DATA SECTION:
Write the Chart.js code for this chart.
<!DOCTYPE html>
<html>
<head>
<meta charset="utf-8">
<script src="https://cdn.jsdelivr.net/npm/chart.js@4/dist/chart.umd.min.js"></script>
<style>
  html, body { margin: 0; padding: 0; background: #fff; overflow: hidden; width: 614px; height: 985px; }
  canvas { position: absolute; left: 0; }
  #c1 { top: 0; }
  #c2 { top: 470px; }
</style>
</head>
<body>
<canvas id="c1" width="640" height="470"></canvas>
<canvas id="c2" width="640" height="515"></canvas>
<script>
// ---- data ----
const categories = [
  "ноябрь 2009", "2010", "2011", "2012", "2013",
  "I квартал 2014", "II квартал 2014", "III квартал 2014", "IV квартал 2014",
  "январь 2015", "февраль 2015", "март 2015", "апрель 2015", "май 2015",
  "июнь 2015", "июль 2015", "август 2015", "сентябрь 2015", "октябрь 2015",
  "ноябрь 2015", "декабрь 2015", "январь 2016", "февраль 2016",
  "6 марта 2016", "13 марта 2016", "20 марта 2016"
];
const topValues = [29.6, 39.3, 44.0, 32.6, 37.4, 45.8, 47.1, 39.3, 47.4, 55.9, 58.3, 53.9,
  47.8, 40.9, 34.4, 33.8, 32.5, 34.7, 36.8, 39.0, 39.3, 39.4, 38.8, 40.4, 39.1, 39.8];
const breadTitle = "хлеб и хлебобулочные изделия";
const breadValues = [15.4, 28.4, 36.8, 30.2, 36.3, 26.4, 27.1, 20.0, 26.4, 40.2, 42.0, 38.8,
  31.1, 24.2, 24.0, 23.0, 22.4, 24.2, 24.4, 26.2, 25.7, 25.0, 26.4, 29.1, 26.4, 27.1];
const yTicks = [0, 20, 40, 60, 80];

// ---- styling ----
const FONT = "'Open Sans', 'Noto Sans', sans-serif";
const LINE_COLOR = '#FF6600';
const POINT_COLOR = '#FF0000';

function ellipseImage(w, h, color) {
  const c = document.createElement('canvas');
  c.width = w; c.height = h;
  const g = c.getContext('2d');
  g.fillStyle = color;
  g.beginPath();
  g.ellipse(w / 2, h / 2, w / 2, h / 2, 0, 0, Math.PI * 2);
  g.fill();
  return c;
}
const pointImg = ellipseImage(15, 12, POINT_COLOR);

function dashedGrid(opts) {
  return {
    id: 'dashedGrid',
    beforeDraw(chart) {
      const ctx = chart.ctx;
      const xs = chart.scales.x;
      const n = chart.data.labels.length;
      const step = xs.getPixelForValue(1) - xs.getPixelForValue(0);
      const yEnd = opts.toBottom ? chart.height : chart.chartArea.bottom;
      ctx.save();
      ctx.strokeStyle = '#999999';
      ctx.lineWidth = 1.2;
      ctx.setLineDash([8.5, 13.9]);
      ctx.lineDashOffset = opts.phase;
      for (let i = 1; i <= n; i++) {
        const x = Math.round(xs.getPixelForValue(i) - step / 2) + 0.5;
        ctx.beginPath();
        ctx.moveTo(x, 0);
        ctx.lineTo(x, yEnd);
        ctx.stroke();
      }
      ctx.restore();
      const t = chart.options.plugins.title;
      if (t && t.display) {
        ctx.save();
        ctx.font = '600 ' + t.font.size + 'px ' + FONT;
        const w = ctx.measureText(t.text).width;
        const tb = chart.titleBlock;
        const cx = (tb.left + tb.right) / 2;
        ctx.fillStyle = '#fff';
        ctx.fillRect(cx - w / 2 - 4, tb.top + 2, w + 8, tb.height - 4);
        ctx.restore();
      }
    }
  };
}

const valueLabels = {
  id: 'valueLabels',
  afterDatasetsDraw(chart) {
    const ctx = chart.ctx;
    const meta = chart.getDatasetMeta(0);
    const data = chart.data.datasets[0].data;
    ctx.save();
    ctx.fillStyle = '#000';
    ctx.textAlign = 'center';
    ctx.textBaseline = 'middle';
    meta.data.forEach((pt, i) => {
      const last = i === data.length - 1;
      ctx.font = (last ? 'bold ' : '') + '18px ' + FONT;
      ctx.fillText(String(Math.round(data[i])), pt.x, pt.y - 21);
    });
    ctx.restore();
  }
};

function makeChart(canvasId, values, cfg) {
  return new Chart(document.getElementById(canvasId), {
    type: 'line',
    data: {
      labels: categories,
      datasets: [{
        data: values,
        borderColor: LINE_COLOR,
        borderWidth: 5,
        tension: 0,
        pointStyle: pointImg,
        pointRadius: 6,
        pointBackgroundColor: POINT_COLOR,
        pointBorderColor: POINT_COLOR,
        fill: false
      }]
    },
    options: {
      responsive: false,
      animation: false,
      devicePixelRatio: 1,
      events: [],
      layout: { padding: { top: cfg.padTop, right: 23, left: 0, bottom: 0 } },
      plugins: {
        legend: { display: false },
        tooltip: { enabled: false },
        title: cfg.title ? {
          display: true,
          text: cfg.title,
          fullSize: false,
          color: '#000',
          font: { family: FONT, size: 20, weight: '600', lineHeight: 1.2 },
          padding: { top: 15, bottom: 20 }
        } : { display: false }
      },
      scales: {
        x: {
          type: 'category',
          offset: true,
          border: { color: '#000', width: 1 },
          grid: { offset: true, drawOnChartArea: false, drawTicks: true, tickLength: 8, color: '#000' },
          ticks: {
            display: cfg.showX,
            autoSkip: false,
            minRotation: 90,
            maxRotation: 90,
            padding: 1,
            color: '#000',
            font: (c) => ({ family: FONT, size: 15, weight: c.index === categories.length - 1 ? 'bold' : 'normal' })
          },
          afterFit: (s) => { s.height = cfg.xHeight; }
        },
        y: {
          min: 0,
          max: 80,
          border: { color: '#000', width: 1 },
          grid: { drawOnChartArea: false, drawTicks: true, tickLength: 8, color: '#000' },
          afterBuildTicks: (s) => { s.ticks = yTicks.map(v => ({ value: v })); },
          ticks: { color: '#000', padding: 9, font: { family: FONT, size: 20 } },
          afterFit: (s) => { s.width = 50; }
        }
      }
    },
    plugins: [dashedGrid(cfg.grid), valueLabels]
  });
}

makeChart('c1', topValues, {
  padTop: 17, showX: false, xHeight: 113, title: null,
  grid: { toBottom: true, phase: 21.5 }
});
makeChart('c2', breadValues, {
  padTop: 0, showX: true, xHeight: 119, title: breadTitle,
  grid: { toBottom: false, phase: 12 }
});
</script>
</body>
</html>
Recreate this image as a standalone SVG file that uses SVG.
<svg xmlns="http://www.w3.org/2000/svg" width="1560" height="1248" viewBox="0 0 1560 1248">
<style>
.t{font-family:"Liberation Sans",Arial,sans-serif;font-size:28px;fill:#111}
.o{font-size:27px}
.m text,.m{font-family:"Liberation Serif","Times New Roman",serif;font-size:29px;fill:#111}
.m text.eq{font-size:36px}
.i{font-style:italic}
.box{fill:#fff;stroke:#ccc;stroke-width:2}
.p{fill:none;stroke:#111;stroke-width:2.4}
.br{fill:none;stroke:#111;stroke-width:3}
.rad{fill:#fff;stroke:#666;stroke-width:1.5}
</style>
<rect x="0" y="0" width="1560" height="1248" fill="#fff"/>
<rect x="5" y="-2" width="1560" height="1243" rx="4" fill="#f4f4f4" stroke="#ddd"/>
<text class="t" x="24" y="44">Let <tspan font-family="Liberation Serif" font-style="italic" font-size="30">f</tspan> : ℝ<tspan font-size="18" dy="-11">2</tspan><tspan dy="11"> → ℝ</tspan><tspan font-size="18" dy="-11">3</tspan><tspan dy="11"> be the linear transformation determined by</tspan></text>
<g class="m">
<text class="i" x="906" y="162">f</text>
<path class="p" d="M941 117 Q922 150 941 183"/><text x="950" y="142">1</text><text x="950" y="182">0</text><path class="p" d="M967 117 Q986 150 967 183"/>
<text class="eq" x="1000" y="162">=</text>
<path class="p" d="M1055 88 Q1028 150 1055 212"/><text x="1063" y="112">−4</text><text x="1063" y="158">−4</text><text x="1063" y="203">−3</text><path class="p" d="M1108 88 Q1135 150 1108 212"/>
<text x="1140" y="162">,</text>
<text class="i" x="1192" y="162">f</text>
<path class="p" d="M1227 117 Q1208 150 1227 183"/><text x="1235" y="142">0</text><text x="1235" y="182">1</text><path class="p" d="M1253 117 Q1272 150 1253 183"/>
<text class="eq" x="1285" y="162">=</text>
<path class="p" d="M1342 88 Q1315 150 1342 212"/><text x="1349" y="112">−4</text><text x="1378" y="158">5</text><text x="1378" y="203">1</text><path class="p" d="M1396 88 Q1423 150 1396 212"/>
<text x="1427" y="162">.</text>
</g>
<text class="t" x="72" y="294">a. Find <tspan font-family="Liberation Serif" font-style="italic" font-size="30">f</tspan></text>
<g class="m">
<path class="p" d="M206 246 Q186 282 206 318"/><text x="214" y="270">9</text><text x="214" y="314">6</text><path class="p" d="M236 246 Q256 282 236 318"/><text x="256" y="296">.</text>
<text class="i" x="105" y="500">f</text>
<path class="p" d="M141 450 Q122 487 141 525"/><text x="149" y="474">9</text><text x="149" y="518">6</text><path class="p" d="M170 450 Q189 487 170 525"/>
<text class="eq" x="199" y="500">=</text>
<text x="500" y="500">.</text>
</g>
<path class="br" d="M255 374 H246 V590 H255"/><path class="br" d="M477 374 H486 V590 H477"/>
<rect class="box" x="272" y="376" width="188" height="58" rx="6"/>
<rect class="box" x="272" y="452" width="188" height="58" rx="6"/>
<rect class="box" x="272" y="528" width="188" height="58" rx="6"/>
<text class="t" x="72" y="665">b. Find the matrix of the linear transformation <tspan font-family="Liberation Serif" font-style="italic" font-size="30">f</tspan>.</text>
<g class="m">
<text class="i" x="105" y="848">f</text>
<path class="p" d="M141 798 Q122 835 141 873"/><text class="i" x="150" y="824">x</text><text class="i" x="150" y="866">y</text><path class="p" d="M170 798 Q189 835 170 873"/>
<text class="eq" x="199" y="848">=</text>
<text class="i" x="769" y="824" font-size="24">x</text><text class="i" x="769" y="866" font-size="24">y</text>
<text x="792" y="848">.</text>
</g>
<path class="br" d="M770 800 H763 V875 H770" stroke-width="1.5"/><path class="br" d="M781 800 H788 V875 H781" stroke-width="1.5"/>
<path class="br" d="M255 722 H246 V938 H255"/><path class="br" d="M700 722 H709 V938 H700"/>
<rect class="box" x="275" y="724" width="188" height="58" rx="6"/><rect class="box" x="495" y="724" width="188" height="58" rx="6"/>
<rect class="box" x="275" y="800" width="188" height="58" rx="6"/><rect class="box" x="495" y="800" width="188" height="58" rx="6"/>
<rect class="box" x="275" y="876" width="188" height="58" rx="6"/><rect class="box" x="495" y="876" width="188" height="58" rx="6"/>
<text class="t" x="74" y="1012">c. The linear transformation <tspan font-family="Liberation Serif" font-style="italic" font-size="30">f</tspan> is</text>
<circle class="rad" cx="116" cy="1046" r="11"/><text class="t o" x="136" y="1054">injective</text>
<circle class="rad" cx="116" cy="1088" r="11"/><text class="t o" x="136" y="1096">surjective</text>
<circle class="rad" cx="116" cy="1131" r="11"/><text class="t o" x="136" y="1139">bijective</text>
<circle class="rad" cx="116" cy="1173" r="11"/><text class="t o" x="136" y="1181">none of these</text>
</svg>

WHAT IS ASKED:
Each line that holds the word "this" is to be copied.

ANSWER TO THE PROBLEM:
Write the Chart.js code for this chart.
Recreate this image as a standalone SVG file that uses SVG.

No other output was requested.